2.  In this application instant availability of updates to reading
clients is not critical.  Specifically, if the updating mechanism is
out of service, prospective updates can be queued by the updating
clients, as long as the time of queuing is bounded.

3.  Similarly, it is not essential that all replicas return identical
answers with respect to recently changed data.  Specifically, it is
acceptable that updates are visible at one replica before they are 
visible at another, as long as the time of disparity is bounded.

4.  The intended scale and consequent configuration look like this:

    Design center:  1000 maximum-size disk drives.
                    1992:  1000 X 2 Gbytes.  20 Million page images
                                             (50,000 books)
                    2000:  1000 X 100 Gbytes.  1 Billion page images
                                             (2.5 Million books)
    Design limit:   At least 10 times larger.

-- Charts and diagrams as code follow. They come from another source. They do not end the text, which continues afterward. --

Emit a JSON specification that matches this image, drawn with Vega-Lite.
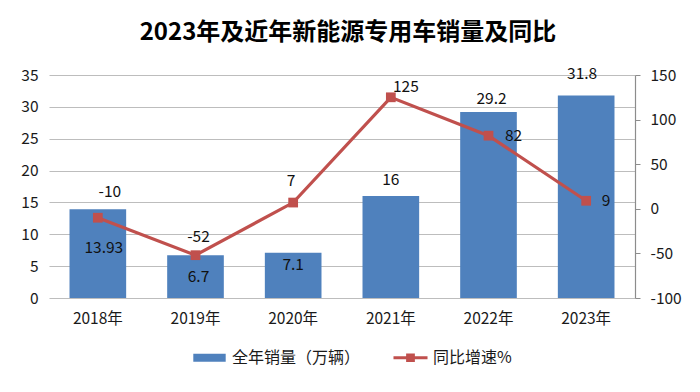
{
  "$schema": "https://vega.github.io/schema/vega-lite/v6.json",
  "autosize": {"type": "none"},
  "padding": {"left": 49, "top": 75, "right": 65, "bottom": 94},
  "width": 586,
  "height": 223,
  "background": "white",
  "config": {
    "view": {"stroke": null},
    "font": "Noto Sans CJK SC",
    "axis": {"labelFont": "Noto Sans CJK SC", "labelFontSize": 15.5, "labelColor": "#1a1a1a"},
    "text": {"font": "Noto Sans CJK SC", "fontSize": 15.5, "color": "#111"}
  },
  "title": {
    "text": "2023年及近年新能源专用车销量及同比",
    "font": "Noto Sans CJK SC",
    "fontSize": 24,
    "fontWeight": "bold",
    "color": "#000",
    "anchor": "middle",
    "dx": 6,
    "offset": 22
  },
  "data": {
    "values": [
      {"year": "2018年", "sales": 13.93, "yoy": -10},
      {"year": "2019年", "sales": 6.7, "yoy": -52},
      {"year": "2020年", "sales": 7.1, "yoy": 7},
      {"year": "2021年", "sales": 16, "yoy": 125},
      {"year": "2022年", "sales": 29.2, "yoy": 82},
      {"year": "2023年", "sales": 31.8, "yoy": 9}
    ]
  },
  "encoding": {
    "x": {
      "field": "year",
      "type": "nominal",
      "sort": null,
      "scale": {"paddingInner": 0.42, "paddingOuter": 0.21},
      "axis": {"title": null, "labelAngle": 0, "ticks": false, "domain": false, "labelPadding": 13, "labelFontSize": 15.5}
    }
  },
  "layer": [
    {
      "encoding": {
        "y": {
          "field": "sales",
          "type": "quantitative",
          "scale": {"domain": [0, 35], "nice": false},
          "axis": {"title": null, "values": [0, 5, 10, 15, 20, 25, 30, 35], "grid": true, "gridColor": "#BDBDBD", "gridWidth": 1.2, "domain": false, "ticks": false, "labelPadding": 11}
        }
      },
      "layer": [
        {
          "mark": {"type": "bar"},
          "encoding": {
            "color": {
              "datum": "全年销量（万辆）",
              "type": "nominal",
              "scale": {"domain": ["全年销量（万辆）", "同比增速%"], "range": ["#4F81BD", "#C0504D"]},
              "legend": {
                "title": null,
                "orient": "none",
                "direction": "horizontal",
                "legendX": 144,
                "legendY": 266,
                "symbolSize": 1050,
                "labelFontSize": 16,
                "labelFont": "Noto Sans CJK SC",
                "labelColor": "#1a1a1a",
                "labelOffset": 6,
                "columnPadding": 32,
                "encode": {
                  "symbols": {
                    "update": {
                      "shape": {"signal": "datum.value === '全年销量（万辆）' ? 'M-1,-0.25H1V0.25H-1Z' : 'M-1.05,-0.09H-0.27V-0.27H0.27V-0.09H1.05V0.09H0.27V0.27H-0.27V0.09H-1.05Z'"},
                      "fill": {"scale": "color", "field": "value"},
                      "strokeWidth": {"value": 0},
                      "opacity": {"value": 1}
                    }
                  }
                }
              }
            }
          }
        },
        {"transform": [{"filter": "datum.year == '2018年'"}], "mark": {"type": "text", "dy": 39, "dx": 6}, "encoding": {"text": {"field": "sales"}}},
        {"transform": [{"filter": "datum.year == '2019年'"}], "mark": {"type": "text", "dy": 22, "dx": 3}, "encoding": {"text": {"field": "sales"}}},
        {"transform": [{"filter": "datum.year == '2020年'"}], "mark": {"type": "text", "dy": 12}, "encoding": {"text": {"field": "sales"}}},
        {"transform": [{"filter": "datum.year == '2021年'"}], "mark": {"type": "text", "dy": -16}, "encoding": {"text": {"field": "sales"}}},
        {"transform": [{"filter": "datum.year == '2022年'"}], "mark": {"type": "text", "dy": -13, "dx": 3}, "encoding": {"text": {"field": "sales"}}},
        {"transform": [{"filter": "datum.year == '2023年'"}], "mark": {"type": "text", "dy": -21, "dx": -4}, "encoding": {"text": {"field": "sales"}}}
      ]
    },
    {
      "encoding": {
        "y": {
          "field": "yoy",
          "type": "quantitative",
          "scale": {"domain": [-100, 150], "nice": false, "zero": false},
          "axis": {"title": null, "orient": "right", "values": [-100, -50, 0, 50, 100, 150], "labelExpr": "toString(datum.value)", "grid": false, "domain": true, "domainColor": "#8C8C8C", "domainWidth": 1.2, "ticks": true, "tickColor": "#8C8C8C", "tickSize": 5, "labelPadding": 10}
        }
      },
      "layer": [
        {
          "mark": {"type": "line", "strokeWidth": 3.2, "point": {"shape": "square", "size": 95, "filled": true, "color": "#C0504D", "opacity": 1}},
          "encoding": {"color": {"datum": "同比增速%", "type": "nominal"}}
        },
        {"transform": [{"filter": "datum.year == '2018年'"}], "mark": {"type": "text", "dy": -26, "dx": 12}, "encoding": {"text": {"field": "yoy"}}},
        {"transform": [{"filter": "datum.year == '2019年'"}], "mark": {"type": "text", "dy": -18, "dx": 3}, "encoding": {"text": {"field": "yoy"}}},
        {"transform": [{"filter": "datum.year == '2020年'"}], "mark": {"type": "text", "dy": -22, "dx": -2}, "encoding": {"text": {"field": "yoy"}}},
        {"transform": [{"filter": "datum.year == '2021年'"}], "mark": {"type": "text", "dy": -10, "dx": 15}, "encoding": {"text": {"field": "yoy"}}},
        {"transform": [{"filter": "datum.year == '2022年'"}], "mark": {"type": "text", "dy": 0, "dx": 25}, "encoding": {"text": {"field": "yoy"}}},
        {"transform": [{"filter": "datum.year == '2023年'"}], "mark": {"type": "text", "dy": 0, "dx": 20}, "encoding": {"text": {"field": "yoy"}}}
      ]
    }
  ],
  "resolve": {"scale": {"y": "independent"}}
}
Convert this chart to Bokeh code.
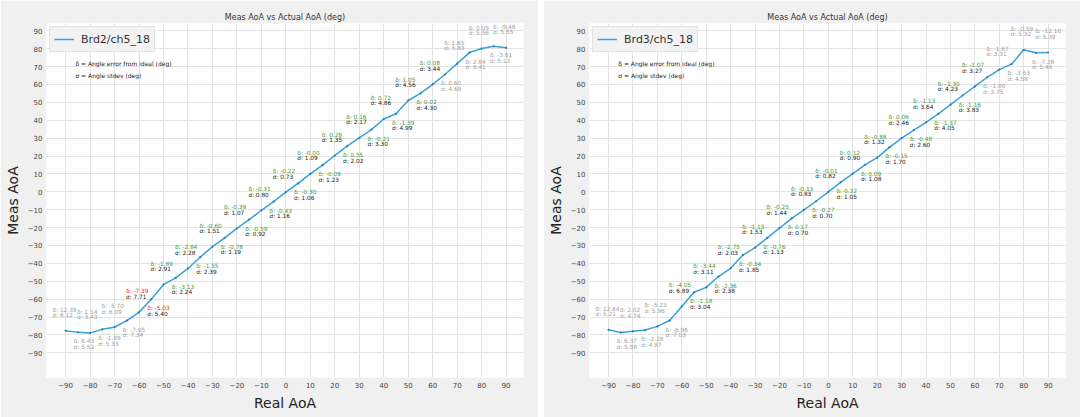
from bokeh.plotting import figure
from bokeh.models import ColumnDataSource, Range1d, FixedTicker, Legend, LegendItem, Label, Spacer
from bokeh.layouts import row
from bokeh.embed import file_html
from bokeh.resources import INLINE
from bokeh.core.properties import value

# ---------------- data ----------------
real_aoa = [-90, -85, -80, -75, -70, -65, -60, -55, -50, -45, -40, -35, -30, -25, -20, -15, -10, -5,
            0, 5, 10, 15, 20, 25, 30, 35, 40, 45, 50, 55, 60, 65, 70, 75, 80, 85, 90]

brd2_meas = [-77.61, -78.57, -78.86, -76.89, -75.70, -72.05, -67.39, -60.03, -51.89, -48.13,
             -42.84, -36.55, -30.60, -25.78, -20.39, -15.59, -10.31, -5.43, -0.22, 4.70,
             10.00, 14.91, 20.29, 25.55, 30.16, 34.79, 40.72, 43.61, 51.05, 55.02,
             60.08, 65.60, 71.65, 77.84, 80.09, 81.39, 80.52]
brd2_delta = [12.39, 6.43, 1.14, -1.89, -5.70, -7.05, -7.39, -5.03, -1.89, -3.13,
              -2.84, -1.55, -0.60, -0.78, -0.39, -0.59, -0.31, -0.43, -0.22, -0.30,
              -0.0, -0.09, 0.29, 0.55, 0.16, -0.21, 0.72, -1.39, 1.05, 0.02,
              0.08, 0.60, 1.65, 2.84, 0.09, -3.61, -9.48]
brd2_sigma = [6.12, 5.52, 3.43, 5.33, 6.09, 7.34, 7.71, 5.40, 2.91, 2.24,
              2.28, 2.39, 1.51, 1.19, 1.07, 0.92, 0.80, 1.16, 0.73, 1.06,
              1.09, 1.23, 1.35, 2.02, 2.17, 3.30, 4.86, 4.99, 4.56, 4.30,
              3.44, 4.69, 5.83, 6.41, 5.56, 5.12, 5.55]

brd3_meas = [-77.16, -78.63, -77.98, -77.28, -75.23, -71.96, -64.05, -56.18, -53.44, -47.36,
             -42.75, -35.34, -31.15, -25.76, -20.25, -14.83, -10.13, -5.27, -0.01, 5.32,
             10.12, 15.09, 19.12, 24.85, 30.06, 34.52, 38.87, 43.63, 48.70, 53.84,
             58.93, 64.00, 68.33, 71.37, 79.41, 77.72, 77.90]
brd3_delta = [12.84, 6.37, 2.02, -2.28, -5.23, -6.96, -4.05, -1.18, -3.44, -2.36,
              -2.75, -0.34, -1.15, -0.76, -0.25, 0.17, -0.13, -0.27, -0.01, 0.32,
              0.12, 0.09, -0.88, -0.15, 0.06, -0.48, -1.13, -1.37, -1.30, -1.16,
              -1.07, -1.00, -1.67, -3.63, -0.59, -7.28, -12.10]
brd3_sigma = [5.21, 5.98, 4.74, 4.87, 5.96, 7.03, 6.89, 3.04, 3.11, 2.38,
              2.03, 1.85, 1.53, 1.13, 1.44, 0.70, 0.83, 0.70, 0.82, 1.05,
              0.90, 1.08, 1.32, 1.70, 2.46, 2.60, 3.64, 4.05, 4.23, 3.83,
              3.27, 3.75, 3.31, 4.58, 5.32, 5.46, 5.39]

tick_values = [-90, -80, -70, -60, -50, -40, -30, -20, -10, 0, 10, 20, 30, 40, 50, 60, 70, 80, 90]
tick_labels = ["\u221290", "\u221280", "\u221270", "\u221260", "\u221250", "\u221240", "\u221230",
               "\u221220", "\u221210", "0", "10", "20", "30", "40", "50", "60", "70", "80", "90"]

title_text = "Meas AoA vs Actual AoA (deg)"
note_delta = "\u03b4 = Angle error from ideal (deg)"
note_sigma = "\u03c3 = Angle stdev (deg)"

FONT = "DejaVu Sans"
GRAY = "#a0a0a0"
GREEN = "#4a9a3a"
RED = "#e5322d"
BLACK = "#1a1a1a"
LINE = "#3aa0d8"


def delta_color(x, d):
    if abs(x) > 60:
        return GRAY
    return RED if abs(d) > 5 else GREEN


def sigma_color(x):
    return GRAY if abs(x) > 60 else BLACK


def make_panel(name, meas, delta, sigma, width):
    p = figure(width=width, height=417,
               x_range=Range1d(-97.8, 97.1), y_range=Range1d(-103.8, 94.1),
               output_backend="svg", toolbar_location=None,
               min_border_left=46, min_border_right=15, min_border_top=23, min_border_bottom=40,
               title=title_text)
    p.border_fill_color = "#f0f0f0"
    p.background_fill_color = "#ffffff"
    p.outline_line_color = None
    p.title.align = "center"
    p.title.text_font = FONT
    p.title.text_font_size = "8px"
    p.title.text_font_style = "normal"
    p.title.text_color = "#333333"
    p.title.standoff = 4

    for ax in (p.xaxis[0], p.yaxis[0]):
        ax.ticker = FixedTicker(ticks=tick_values)
        ax.major_label_overrides = dict(zip(tick_values, tick_labels))
        ax.major_tick_in = 0
        ax.major_tick_out = 0
        ax.minor_tick_in = 0
        ax.minor_tick_out = 0
        ax.axis_line_color = None
        ax.major_label_text_font = FONT
        ax.major_label_text_font_size = "7px"
        ax.major_label_text_color = "#444444"
        ax.major_label_standoff = 4
        ax.axis_label_text_font = FONT
        ax.axis_label_text_font_size = "14px"
        ax.axis_label_text_font_style = "normal"
        ax.axis_label_text_color = "#222222"
        ax.axis_label_standoff = 4
    p.xaxis[0].axis_label = "Real AoA"
    p.yaxis[0].axis_label = "Meas AoA"
    p.grid.grid_line_color = "#e3e3e3"
    p.grid.grid_line_width = 1

    src = ColumnDataSource(dict(x=real_aoa, y=meas))
    r_line = p.line(x="x", y="y", source=src, line_color=LINE, line_width=1.5)
    p.scatter(x="x", y="y", source=src, size=2.2, line_width=0, fill_color="#2b7fb0")

    dt = ["\u03b4: %.2f" % d for d in delta]
    st = ["\u03c3: %.2f" % s for s in sigma]
    dc = [delta_color(x, d) for x, d in zip(real_aoa, delta)]
    sc = [sigma_color(x) for x in real_aoa]

    def sub(idx):
        return ColumnDataSource(dict(x=[real_aoa[i] for i in idx], y=[meas[i] for i in idx],
                                     dt=[dt[i] for i in idx], st=[st[i] for i in idx],
                                     dc=[dc[i] for i in idx], sc=[sc[i] for i in idx]))

    above = sub([i for i in range(len(real_aoa)) if i % 2 == 0])
    below = sub([i for i in range(len(real_aoa)) if i % 2 == 1])
    common = dict(text_font=value(FONT), text_font_size="5.8px", text_align="left")
    p.text(x="x", y="y", text="dt", source=above, text_color="dc", text_baseline="bottom",
           x_offset=-13, y_offset=-18, **common)
    p.text(x="x", y="y", text="st", source=above, text_color="sc", text_baseline="bottom",
           x_offset=-13, y_offset=-12.5, **common)
    p.text(x="x", y="y", text="dt", source=below, text_color="dc", text_baseline="top",
           x_offset=-4, y_offset=6, **common)
    p.text(x="x", y="y", text="st", source=below, text_color="sc", text_baseline="top",
           x_offset=-4, y_offset=11.5, **common)

    for yy, txt in ((71.5, note_delta), (64.8, note_sigma)):
        p.add_layout(Label(x=-86, y=yy, text=txt, text_font=FONT, text_font_size="6px",
                           text_baseline="middle", text_color="#222222"))

    legend = Legend(items=[LegendItem(label=name, renderers=[r_line])], location="top_left")
    legend.label_text_font = FONT
    legend.label_text_font_size = "11px"
    legend.label_text_color = "#333333"
    legend.background_fill_color = "#f2f2f2"
    legend.background_fill_alpha = 1.0
    legend.border_line_color = "#d5d5d5"
    legend.margin = 3
    legend.padding = 4
    legend.glyph_width = 20
    legend.glyph_height = 16
    legend.label_height = 16
    legend.label_standoff = 7
    p.add_layout(legend)
    return p


p1 = make_panel("Brd2/ch5_18", brd2_meas, brd2_delta, brd2_sigma, 538)
p2 = make_panel("Brd3/ch5_18", brd3_meas, brd3_delta, brd3_sigma, 537)
layout = row(p1, Spacer(width=5, height=417), p2)

with open("out.html", "w") as f:
    f.write(file_html(layout, INLINE))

At the design center, a 1992 server site configuration might consist
of about 20 server processors, each with 50 5-inch Winchester disks
and 128 Mbytes of memory, interconnected with an Ethernet.  A year
2000 server site would probably have the same number of (faster)
processors and (bigger) disks, with more memory and a
higher-performance network.  The currently planned L2000 prototype is
about one tenth the size of the design center.  Both in 1992 and in
2000 a server site consists of about $2.5M worth of equipment.

5.  Simplicity:  Because it is difficult to be confident that a large
scale system is actually operating the way one intended, the
replication scheme should comprise a small number of relatively
orthogonal, independent mechanisms that obviously do the right thing
and that can easily be verified to be working when in the field.  Thus
simplicity is strongly preferred over a more efficient but more
complex mechanism, or even a very elegant, but potentially fragile,
design.

6.  All interactions among replicas should be accomplished via
(extensions to) the storage service protocol, rather than by
introducing a new protocol or introducing dependence on some other
network protocol.

7.  The data is assumed to have a lifetime far exceeding the expected
lifetime of any particular storage medium and also far exceeding the
mean time between major disasters (hurricane, earthquake, civil
unrest) that may completely destroy a storage site.

8.  All expected events are to be tolerated without loss of data and
also logged for analysis of their occurrence rate and pattern.  To the
extent physically possible, all intolerable events should be detected
and reported.

------------------------------------------------------------

Expected events:

1.  A disk returns data values different from those written on it.
The erroneous data may or may not be accompanied by an error alert.

2.  A disk returns correct data.  The correct data is accompanied by
an error alert.

3.  A disk goes up in smoke; the data on it is gone forever.

4.  A disk that had previously been handled as irreparable is
repaired, and some or all of the data is was storing is now
potentially available.

5.  A site becomes disconnected from the network temporarily.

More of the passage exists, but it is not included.